Prosecutorial Misconduct and Trial Fairness
Wilson alleged prosecutorial misconduct, claiming that the prosecution made false statements and improperly influenced witness testimony. The court found that even if the prosecutor's actions were inappropriate, they did not rise to the level of reversible error. The court noted that the evidence of Wilson's guilt was overwhelming, and any alleged misconduct did not undermine the overall fairness of the trial. The court emphasized that the jury instructions properly guided the jurors on how to evaluate the evidence and the credibility of witnesses. Additionally, the court determined that any prosecutorial errors, considered cumulatively, did not result in a miscarriage of justice. Therefore, the court concluded that Wilson was not denied a fair trial.

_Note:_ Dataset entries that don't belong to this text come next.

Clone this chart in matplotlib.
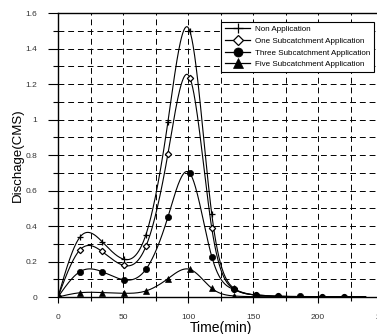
import numpy as np
import matplotlib
matplotlib.use("Agg")
import matplotlib.pyplot as plt
from matplotlib.ticker import MultipleLocator, FixedLocator
from matplotlib.lines import Line2D

plt.rcParams['font.family'] = ['Liberation Sans', 'DejaVu Sans']

# ---- data ----
time_min = [0, 16.9, 33.8, 50.7, 67.6, 84.5, 101.4, 118.3, 135.2, 152.1, 169.0, 185.9, 202.8, 219.7, 236.6]
non_app = [0, 0.338, 0.313, 0.213, 0.351, 0.985, 1.500, 0.466, 0.050, 0.012, 0.004, 0.002, 0.001, 0.001, 0.001]
one_app = [0, 0.266, 0.257, 0.178, 0.285, 0.805, 1.237, 0.387, 0.045, 0.012, 0.004, 0.002, 0.001, 0.001, 0.001]
three_app = [0, 0.143, 0.143, 0.097, 0.156, 0.450, 0.698, 0.227, 0.043, 0.010, 0.005, 0.003, 0.002, 0.001, 0.001]
five_app = [0, 0.024, 0.025, 0.021, 0.034, 0.103, 0.156, 0.049, 0.006, 0.002, 0.001, 0.001, 0.001, 0.001, 0.001]
labels = ["Non Application", "One Subcatchment Application",
          "Three Subcatchment Application", "Five Subcatchment Application"]
x_ticks = [0, 50, 100, 150, 200, 250]
y_ticks = [0, 0.2, 0.4, 0.6, 0.8, 1.0, 1.2, 1.4, 1.6]
y_ticklabels = ["0", "0.2", "0.4", "0.6", "0.8", "1", "1.2", "1.4", "1.6"]


def natural_spline(x, y, xs):
    x = np.asarray(x, float)
    y = np.asarray(y, float)
    n = len(x)
    h = np.diff(x)
    A = np.zeros((n, n))
    b = np.zeros(n)
    A[0, 0] = 1
    A[-1, -1] = 1
    for i in range(1, n - 1):
        A[i, i - 1] = h[i - 1]
        A[i, i] = 2 * (h[i - 1] + h[i])
        A[i, i + 1] = h[i]
        b[i] = 3 * ((y[i + 1] - y[i]) / h[i] - (y[i] - y[i - 1]) / h[i - 1])
    c = np.linalg.solve(A, b)
    bb = np.zeros(n - 1)
    d = np.zeros(n - 1)
    for i in range(n - 1):
        bb[i] = (y[i + 1] - y[i]) / h[i] - h[i] * (2 * c[i] + c[i + 1]) / 3
        d[i] = (c[i + 1] - c[i]) / (3 * h[i])
    idx = np.clip(np.searchsorted(x, xs) - 1, 0, n - 2)
    dx = xs - x[idx]
    return y[idx] + bb[idx] * dx + c[idx] * dx ** 2 + d[idx] * dx ** 3


W, H = 377, 334
fig = plt.figure(figsize=(W / 100, H / 100), dpi=100)
ax = fig.add_axes([58 / W, 37 / H, 325 / W, 283.7 / H])

series = [non_app, one_app, three_app, five_app]
markers = [dict(marker='+', ms=5, mew=0.9, mfc='black'),
           dict(marker='D', ms=3.2, mew=0.9, mfc='white'),
           dict(marker='o', ms=4.5, mew=0.5, mfc='black'),
           dict(marker='^', ms=4, mew=0.5, mfc='black')]
leg_ms = [7, 5, 6.5, 6.5]
xs = np.linspace(time_min[0], time_min[-1], 800)
n_mark = len(time_min) - 1
handles = []
for vals, mk, lab, lms in zip(series, markers, labels, leg_ms):
    ys = natural_spline(time_min, vals, xs)
    ax.plot(xs, ys, color='black', lw=0.8, zorder=3)
    ax.plot(time_min[:n_mark], vals[:n_mark],
            ls='none', color='black', mec='black', zorder=4, **mk)
    hk = dict(mk)
    hk['ms'] = lms
    handles.append(Line2D([], [], color='black', lw=0.9, label=lab, **hk))

ax.set_xlim(0, 250)
ax.set_ylim(0, 1.6)
ax.xaxis.set_major_locator(FixedLocator(x_ticks))
ax.xaxis.set_minor_locator(MultipleLocator(25))
ax.yaxis.set_major_locator(FixedLocator(y_ticks))
ax.set_yticklabels(y_ticklabels)
ax.yaxis.set_minor_locator(MultipleLocator(0.1))
ax.grid(True, which='both', color='black', ls=(0, (6, 4)), lw=0.7)
ax.tick_params(axis='y', which='major', direction='out', length=7, width=0.8,
               labelsize=6, labelcolor='#333333', pad=8)
ax.tick_params(axis='y', which='minor', direction='out', length=3.5, width=0.8)
ax.tick_params(axis='x', which='major', direction='inout', length=8, width=0.8,
               labelsize=6, labelcolor='#333333', pad=8)
ax.tick_params(axis='x', which='minor', direction='inout', length=6, width=0.8)
for s in ax.spines.values():
    s.set_linewidth(1.0)

ax.set_xlabel("Time(min)", fontsize=10, labelpad=0)
ax.set_ylabel("Dischage(CMS)", fontsize=9.5, labelpad=1)

leg = ax.legend(handles=handles, loc='upper left',
                bbox_to_anchor=(221 / W, 1 - 22 / H),
                bbox_transform=fig.transFigure, borderaxespad=0, fontsize=5.8,
                frameon=True, fancybox=False, edgecolor='black', framealpha=1,
                handlelength=3.2, handletextpad=0.6, labelspacing=0.5,
                borderpad=0.45)
leg.get_frame().set_linewidth(0.8)

fig.savefig("out.png", dpi=100)
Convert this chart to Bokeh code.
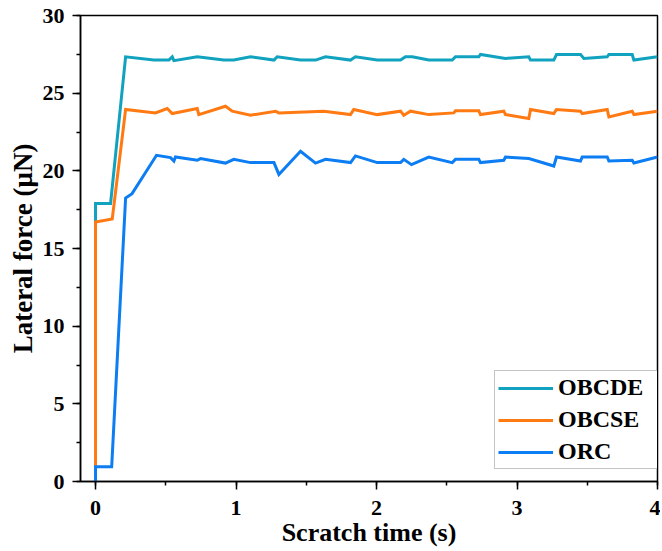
from bokeh.plotting import figure
from bokeh.models import Range1d, SingleIntervalTicker, Legend, LegendItem
from bokeh.embed import file_html
from bokeh.resources import INLINE

# ---- data ----
obcde_t = [0, 0, 0.107, 0.214, 0.415, 0.522, 0.546, 0.558, 0.724, 0.913, 0.984, 1.103, 1.27, 1.293,
           1.459, 1.566, 1.637, 1.815, 1.85, 2.005, 2.171, 2.206, 2.254, 2.372, 2.539, 2.562, 2.728,
           2.74, 2.918, 3.084, 3.096, 3.262, 3.281, 3.452, 3.476, 3.642, 3.654, 3.82, 3.832, 4.0]
obcde_f = [8.4, 17.9, 17.9, 27.34, 27.13, 27.13, 27.34, 27.09, 27.34, 27.13, 27.13, 27.34, 27.13, 27.34,
           27.13, 27.13, 27.34, 27.13, 27.34, 27.13, 27.13, 27.34, 27.34, 27.13, 27.13, 27.34, 27.34,
           27.49, 27.24, 27.34, 27.13, 27.13, 27.49, 27.49, 27.24, 27.34, 27.49, 27.49, 27.13, 27.34]

obcse_t = [0, 0, 0.119, 0.214, 0.427, 0.51, 0.546, 0.724, 0.735, 0.925, 0.973, 1.103, 1.281, 1.305,
           1.625, 1.815, 1.838, 2.005, 2.171, 2.194, 2.242, 2.372, 2.55, 2.562, 2.728, 2.74, 2.906,
           2.918, 3.084, 3.096, 3.262, 3.281, 3.452, 3.464, 3.642, 3.654, 3.82, 3.832, 4.0]
obcse_f = [0.8, 16.7, 16.9, 23.95, 23.73, 24.01, 23.69, 24.01, 23.62, 24.16, 23.84, 23.58, 23.84, 23.73,
           23.84, 23.62, 23.95, 23.62, 23.84, 23.58, 23.84, 23.62, 23.73, 23.86, 23.86, 23.62, 23.84,
           23.62, 23.37, 23.95, 23.69, 23.95, 23.84, 23.69, 23.95, 23.47, 23.84, 23.62, 23.84]

orc_t = [0, 0, 0.115, 0.214, 0.26, 0.434, 0.534, 0.558, 0.569, 0.724, 0.747, 0.925, 0.984, 1.103,
         1.27, 1.305, 1.459, 1.566, 1.637, 1.815, 1.85, 2.005, 2.171, 2.194, 2.249, 2.372, 2.539,
         2.562, 2.728, 2.74, 2.906, 2.918, 3.084, 3.262, 3.281, 3.452, 3.464, 3.642, 3.654, 3.82,
         3.832, 4.0]
orc_f = [0, 0.95, 0.95, 18.25, 18.53, 21.0, 20.85, 20.63, 20.89, 20.68, 20.79, 20.5, 20.74, 20.53,
         20.53, 19.77, 21.26, 20.5, 20.74, 20.53, 20.96, 20.53, 20.53, 20.74, 20.4, 20.89, 20.53,
         20.74, 20.74, 20.53, 20.68, 20.89, 20.79, 20.31, 20.89, 20.63, 20.89, 20.89, 20.63, 20.68,
         20.5, 20.89]

series_names = ["OBCDE", "OBCSE", "ORC"]
series_colors = ["#10A2BE", "#FF7A12", "#0C7DF2"]

FONT = "Liberation Serif"

p = figure(width=660, height=549, output_backend="svg", toolbar_location=None,
           x_range=Range1d(-0.107, 4.0), y_range=Range1d(0, 30),
           min_border_left=80, min_border_right=3, min_border_top=15, min_border_bottom=68)

p.xgrid.visible = False
p.ygrid.visible = False
p.outline_line_color = "black"
p.outline_line_width = 1.5
p.background_fill_color = "white"
p.border_fill_color = "white"

p.xaxis.ticker = SingleIntervalTicker(interval=1, num_minor_ticks=2)
p.yaxis.ticker = SingleIntervalTicker(interval=5, num_minor_ticks=2)

for ax in (p.xaxis[0], p.yaxis[0]):
    ax.axis_line_color = "black"
    ax.axis_line_width = 1.5
    ax.major_tick_line_color = "black"
    ax.major_tick_line_width = 1.5
    ax.minor_tick_line_color = "black"
    ax.minor_tick_line_width = 1.5
    ax.major_tick_in = 0
    ax.major_tick_out = 8
    ax.minor_tick_in = 0
    ax.minor_tick_out = 4
    ax.major_label_text_font = FONT
    ax.major_label_text_font_style = "bold"
    ax.major_label_text_font_size = "22px"
    ax.major_label_text_color = "black"
    ax.axis_label_text_font = FONT
    ax.axis_label_text_font_style = "bold"
    ax.axis_label_text_color = "black"

p.xaxis.axis_label = "Scratch time (s)"
p.yaxis.axis_label = "Lateral force (μN)"
p.xaxis.axis_label_text_font_size = "26px"
p.yaxis.axis_label_text_font_size = "27px"
p.xaxis.major_label_standoff = 11
p.yaxis.major_label_standoff = 8
p.xaxis.axis_label_standoff = 0
p.yaxis.axis_label_standoff = 2

renderers = []
for t, f, c in zip([obcde_t, obcse_t, orc_t], [obcde_f, obcse_f, orc_f], series_colors):
    r = p.line(t, f, line_color=c, line_width=3, line_join="miter")
    renderers.append(r)

legend = Legend(items=[LegendItem(label=n, renderers=[r]) for n, r in zip(series_names, renderers)],
                location=(414, 12))
legend.label_text_font = FONT
legend.label_text_font_style = "bold"
legend.label_text_font_size = "24px"
legend.label_text_color = "black"
legend.glyph_width = 55
legend.glyph_height = 26
legend.label_height = 26
legend.label_width = 97
legend.label_standoff = 5
legend.spacing = 5
legend.padding = 3
legend.margin = 0
legend.border_line_color = "#8a8a8a"
legend.border_line_width = 1.2
legend.background_fill_color = "white"
legend.background_fill_alpha = 1.0
p.add_layout(legend, "center")

open("out.html", "w").write(file_html(p, INLINE))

Constitutional Challenges to Sentencing
Wilson argued that his indeterminate sentence of 45 years to life constituted cruel and unusual punishment under both the U.S. and California Constitutions. The court rejected this argument, reasoning that the sentence was not grossly disproportionate to the severity of the offenses. The court noted that Wilson's actions involved the exploitation of vulnerable children and that the statutory scheme mandating his sentence reflected the Legislature's determination of the seriousness of such crimes. The court also considered Wilson's role as an aider and abettor, noting that his active participation warranted significant punishment. Moreover, the court found that Wilson failed to demonstrate that his sentence was disproportionate compared to sentences for similar offenses in other jurisdictions. Consequently, the court concluded that Wilson's sentence did not violate constitutional prohibitions against cruel and unusual punishment.